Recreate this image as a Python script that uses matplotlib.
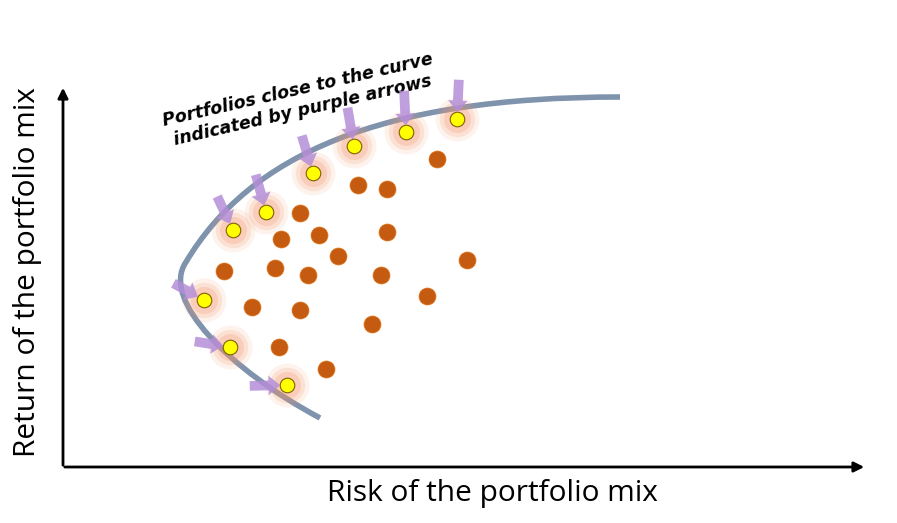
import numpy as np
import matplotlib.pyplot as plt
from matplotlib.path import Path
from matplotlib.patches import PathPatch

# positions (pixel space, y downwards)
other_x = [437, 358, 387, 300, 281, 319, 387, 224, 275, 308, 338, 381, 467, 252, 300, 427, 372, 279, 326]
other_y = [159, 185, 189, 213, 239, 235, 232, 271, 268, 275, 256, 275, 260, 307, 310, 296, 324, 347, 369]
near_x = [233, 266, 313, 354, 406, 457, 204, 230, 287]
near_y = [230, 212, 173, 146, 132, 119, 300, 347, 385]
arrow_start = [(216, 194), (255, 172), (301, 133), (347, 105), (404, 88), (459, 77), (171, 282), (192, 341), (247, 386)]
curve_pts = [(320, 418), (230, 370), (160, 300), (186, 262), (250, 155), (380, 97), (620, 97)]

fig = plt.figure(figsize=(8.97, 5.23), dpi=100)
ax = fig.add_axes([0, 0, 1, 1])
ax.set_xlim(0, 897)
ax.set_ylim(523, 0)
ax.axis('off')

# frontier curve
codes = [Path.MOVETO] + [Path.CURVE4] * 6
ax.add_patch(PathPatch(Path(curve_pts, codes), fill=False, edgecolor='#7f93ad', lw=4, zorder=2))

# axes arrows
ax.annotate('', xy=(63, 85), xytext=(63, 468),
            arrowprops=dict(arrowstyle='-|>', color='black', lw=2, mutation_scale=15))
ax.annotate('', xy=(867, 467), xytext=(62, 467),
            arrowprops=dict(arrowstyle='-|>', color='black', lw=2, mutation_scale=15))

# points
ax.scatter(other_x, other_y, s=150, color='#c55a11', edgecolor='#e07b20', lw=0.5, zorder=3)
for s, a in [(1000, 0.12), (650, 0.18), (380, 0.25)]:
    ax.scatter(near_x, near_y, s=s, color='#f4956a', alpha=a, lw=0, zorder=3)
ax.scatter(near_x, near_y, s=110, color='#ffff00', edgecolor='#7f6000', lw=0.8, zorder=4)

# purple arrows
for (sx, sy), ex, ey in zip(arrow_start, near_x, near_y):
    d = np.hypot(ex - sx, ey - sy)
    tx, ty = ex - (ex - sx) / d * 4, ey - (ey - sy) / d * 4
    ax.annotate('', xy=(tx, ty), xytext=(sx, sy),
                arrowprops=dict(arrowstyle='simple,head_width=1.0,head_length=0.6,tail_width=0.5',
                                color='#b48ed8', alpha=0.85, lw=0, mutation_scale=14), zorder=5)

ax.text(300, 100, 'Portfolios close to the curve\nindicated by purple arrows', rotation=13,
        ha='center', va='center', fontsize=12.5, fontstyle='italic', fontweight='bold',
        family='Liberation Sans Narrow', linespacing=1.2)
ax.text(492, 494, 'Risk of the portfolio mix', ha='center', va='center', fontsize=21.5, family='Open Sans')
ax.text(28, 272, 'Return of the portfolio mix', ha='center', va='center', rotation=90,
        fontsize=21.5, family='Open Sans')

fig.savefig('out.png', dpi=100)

--------------------------------

#### TASK
Leave out any pictures and return exactly the lines from the beginning of the data through the line with "ax.axis('off')", inclusive.

#### OUTPUT BELOW
Recreate this image as a Python script that uses matplotlib.
import numpy as np
import matplotlib.pyplot as plt
from matplotlib.path import Path
from matplotlib.patches import PathPatch

# positions (pixel space, y downwards)
other_x = [437, 358, 387, 300, 281, 319, 387, 224, 275, 308, 338, 381, 467, 252, 300, 427, 372, 279, 326]
other_y = [159, 185, 189, 213, 239, 235, 232, 271, 268, 275, 256, 275, 260, 307, 310, 296, 324, 347, 369]
near_x = [233, 266, 313, 354, 406, 457, 204, 230, 287]
near_y = [230, 212, 173, 146, 132, 119, 300, 347, 385]
arrow_start = [(216, 194), (255, 172), (301, 133), (347, 105), (404, 88), (459, 77), (171, 282), (192, 341), (247, 386)]
curve_pts = [(320, 418), (230, 370), (160, 300), (186, 262), (250, 155), (380, 97), (620, 97)]

fig = plt.figure(figsize=(8.97, 5.23), dpi=100)
ax = fig.add_axes([0, 0, 1, 1])
ax.set_xlim(0, 897)
ax.set_ylim(523, 0)
ax.axis('off')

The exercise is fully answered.